Design and Test Furnace Sorbent Injection for SO2 Removal in a Tangentially Fired Boiler

Abstract

The furnace sorbent injection (FSI) process involves injection of dry sorbents into the upper furnace of a coal-fired boiler for reduction of SO2 emissions, forming solid products that are captured in the plant particulate control equipment. Key parameters that impact SO2 removal rates are sorbent reactivity, flue gas temperature at the sorbent injection elevation, and degree of mixing between the sorbent and the flue gas. Several potential impacts on boiler performance, such as increased fouling and increased opacity, need mitigation during design and operation. An FSI demonstration project was recently conducted in a 188 Mega Watt generation (MWg), tangentially fired twin-furnace boiler. An integrated design approach combining computational fluid dynamics modeling, isothermal physical flow modeling, and boiler thermal modeling was applied to (1) understand boiler thermal profiles and flow patterns, (2) specify the optimum sorbent injection design, and (3) predict SO2 removal rates.

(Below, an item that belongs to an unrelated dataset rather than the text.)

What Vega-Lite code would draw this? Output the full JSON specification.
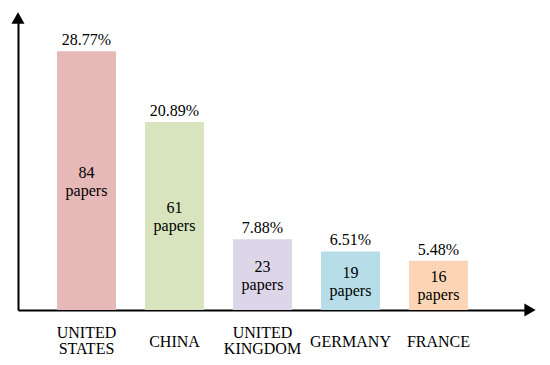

Field measurements and performance indicators during the test after the installation of the FSI system revealed that SO2 reduction levels were generally consistent with modeling predictions. At the calcium-to-sulfur molar ratio of 2.5, SO2 reduction ranged from approximately 40% to 55%. The highest SO2 reduction achieved during the long-term trial was 72%, at a Ca/S ratio of 3.8.